Add softened butter to a large mixing bowl or the bowl of a stand mixer. Whip on high speed until light and fluffy, about 2-3 minutes.

Add caramel flavoring, vanilla bean paste, fine sea salt, and gold food coloring, and continue mixing until smooth and creamy.

Gradually add the confectioner’s sugar to the butter mixture, mixing well after each addition.

Add whipping cream by the tablespoonful, and continue adding until you reach a smooth, creamy consistency. Adjust the amount cream based on your intended application (piping, frosting cupcakes, etc.)

With a flexible rubber spatula, fold in the crushed caramel popcorn.

Use caramel buttercream frosting as desired. Store leftover frosting in an airtight container in the refrigerator for up to one week.

 

Notes

*Store bought or homemade are both fine.
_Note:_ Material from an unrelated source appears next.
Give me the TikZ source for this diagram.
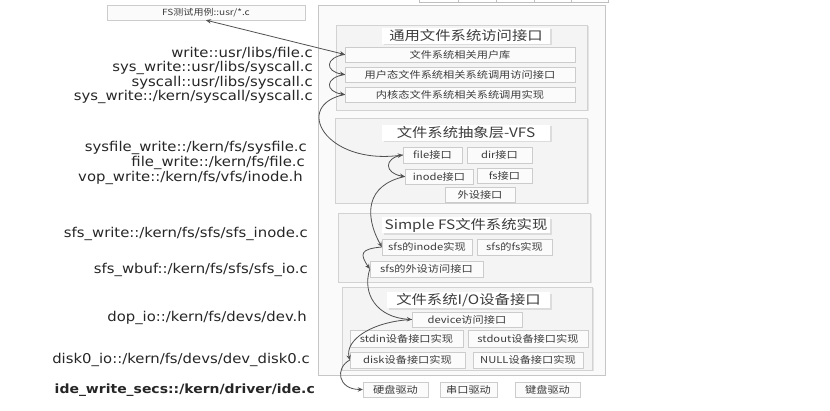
\documentclass[tikz,border=0pt]{standalone}
\usepackage{fontspec}
\newfontfamily\zh[FakeStretch=1.18]{Noto Sans CJK SC}
\newfontfamily\lbl[FakeStretch=1.1]{DejaVu Sans}
\usetikzlibrary{shadows,arrows.meta}
\definecolor{linegray}{HTML}{505050}
\definecolor{textgray}{HTML}{3C3C3C}
\begin{document}
\begin{tikzpicture}[x=1pt,y=-1pt,
    >={Stealth[length=5pt,width=4.5pt]},
    outerbox/.style={draw=gray!45,fill=gray!4,inner sep=0pt},
    secbox/.style={draw=gray!35,fill=gray!9,inner sep=0pt,
      drop shadow={opacity=0.18,shadow xshift=1.5pt,shadow yshift=-1.5pt}},
    titlebox/.style={fill=white,inner sep=0pt,minimum width=168,minimum height=16,
      text=textgray,font=\zh\fontsize{13}{14}\selectfont,
      drop shadow={opacity=0.2,shadow xshift=1.5pt,shadow yshift=-1.5pt}},
    subbox/.style={draw=gray!40,fill=gray!3,inner sep=0pt,minimum height=15.5,
      text=textgray,font=\zh\fontsize{9.5}{10}\selectfont,
      drop shadow={opacity=0.25,shadow xshift=1.2pt,shadow yshift=-1.2pt}},
    srcname/.style={anchor=east,inner sep=0pt,text=black!85,font=\lbl\fontsize{13.5}{15}\selectfont},
    flow/.style={draw=linegray,line width=0.8pt,->}]
\useasboundingbox (0,0) rectangle (830,411);

\draw[gray!50] (419,0) -- (419,2) -- (608,2) -- (608,0);
\foreach \x in {458,496,534,571}
  \draw[gray!50] (\x,0) -- (\x,2);

\node[subbox,minimum width=198,minimum height=15,font=\zh\fontsize{8.5}{9}\selectfont] (test) at (206,12.5) {FS测试用例::usr/*.c};

\node[outerbox,minimum width=287,minimum height=370] (outer) at (461.5,190) {};

\node[secbox,minimum width=251,minimum height=85] (sec1) at (461.5,67.5) {};
\node[titlebox] (t1) at (466,36) {通用文件系统访问接口};
\node[subbox,minimum width=230] (lib) at (460,54.5) {文件系统相关用户库};
\node[subbox,minimum width=230] (ucall) at (460,74.5) {用户态文件系统相关系统调用访问接口};
\node[subbox,minimum width=230] (kcall) at (460,94.5) {内核态文件系统相关系统调用实现};

\node[secbox,minimum width=252,minimum height=85] (sec2) at (461,160.5) {};
\node[titlebox] (t2) at (466,133) {文件系统抽象层-VFS};
\node[subbox,minimum width=59] (file) at (432.5,155) {file接口};
\node[subbox,minimum width=65] (dir) at (499.5,155) {dir接口};
\node[subbox,minimum width=68] (inode) at (439,176.5) {inode接口};
\node[subbox,minimum width=55] (fs) at (504.5,175.5) {fs接口};
\node[subbox,minimum width=70] (dev) at (480,194.5) {外设接口};

\node[secbox,minimum width=252,minimum height=69] (sec3) at (464,247.5) {};
\node[titlebox] (t3) at (466,225.5) {Simple FS文件系统实现};
\node[subbox,minimum width=90] (sfsinode) at (427,247) {sfs的inode实现};
\node[subbox,minimum width=75] (sfsfs) at (514.5,247) {sfs的fs实现};
\node[subbox,minimum width=113] (sfsio) at (426.5,269) {sfs的外设访问接口};

\node[secbox,minimum width=250,minimum height=83] (sec4) at (467,328.5) {};
\node[titlebox,minimum width=163] (t4) at (468.5,300.5) {文件系统I/O设备接口};
\node[subbox,minimum width=110] (device) at (467,319.5) {device访问接口};
\node[subbox,minimum width=113,minimum height=17] (stdin) at (406.5,338.5) {stdin设备接口实现};
\node[subbox,minimum width=120,minimum height=17] (stdout) at (528,338.5) {stdout设备接口实现};
\node[subbox,minimum width=115,minimum height=16] (disk) at (407.5,360) {disk设备接口实现};
\node[subbox,minimum width=110,minimum height=16] (null) at (528,360) {NULL设备接口实现};

\node[subbox,minimum width=65,minimum height=15] (hdd) at (395.5,389.5) {硬盘驱动};
\node[subbox,minimum width=57,minimum height=15] (uart) at (468.5,389.5) {串口驱动};
\node[subbox,minimum width=65,minimum height=15] (kbd) at (547.5,389.5) {键盘驱动};

\node[srcname] (n1) at (313,53) {write::usr/libs/file.c};
\node[srcname] (n2) at (313,68) {sys\_write::usr/libs/syscall.c};
\node[srcname] (n3) at (313,82.5) {syscall::usr/libs/syscall.c};
\node[srcname] (n4) at (313,97) {sys\_write::/kern/syscall/syscall.c};
\node[srcname] (n5) at (307,148) {sysfile\_write::/kern/fs/sysfile.c};
\node[srcname] (n6) at (305,163) {file\_write::/kern/fs/file.c};
\node[srcname] (n7) at (303,178) {vop\_write::/kern/fs/vfs/inode.h};
\node[srcname] (n8) at (308,233.5) {sfs\_write::/kern/fs/sfs/sfs\_inode.c};
\node[srcname] (n9) at (308,270) {sfs\_wbuf::/kern/fs/sfs/sfs\_io.c};
\node[srcname] (n10) at (307,318) {dop\_io::/kern/fs/devs/dev.h};
\node[srcname] (n11) at (310,360) {disk0\_io::/kern/fs/devs/dev\_disk0.c};
\node[srcname,font=\lbl\bfseries\fontsize{12.7}{15}\selectfont] (n12) at (315,390) {ide\_write\_secs::/kern/driver/ide.c};

\draw[flow,<->] (test.south) -- (lib.west);
\draw[flow] (lib.west) .. controls +(-20,3) and +(-20,-3) .. (ucall.west);
\draw[flow] (ucall.west) .. controls +(-20,3) and +(-20,-3) .. (kcall.west);
\draw[flow] (kcall.west) .. controls (292,105) and (325,165) .. (file.west);
\draw[flow] (file.west) .. controls +(-20,3) and +(-20,-3) .. (inode.west);
\draw[flow] (inode.west) .. controls (366,185) and (364,215) .. (sfsinode.west);
\draw[flow] (sfsinode.west) .. controls +(-22,2) and +(-10,-15) .. (sfsio.west);
\draw[flow] (sfsio.west) .. controls +(-8,25) and +(-35,-2) .. (device.west);
\draw[flow] (device.west) .. controls +(-40,2) and +(-5,-20) .. (disk.west);
\draw[flow] (disk.west) .. controls +(-15,8) and +(-25,0) .. (hdd.west);
\end{tikzpicture}
\end{document}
See my notes above!

**I used a food processor to pulse my caramel popcorn to the consistency of a fine powder. (A few small bits of popcorn are fine, but if the buttercream is too “chunky,” it will not pipe easily, and the big pieces will be chewy in the buttercream.) If you don’t have a food processor, place your popcorn in a resealable bag and use a mallet or rolling pin to crush.

This recipe makes enough buttercream to frost about 30 cookies, 12-14 cupcakes, or a single layer cake. Consider doubling the recipe if you are planning to frost a large cake, or a cake with multiple layers.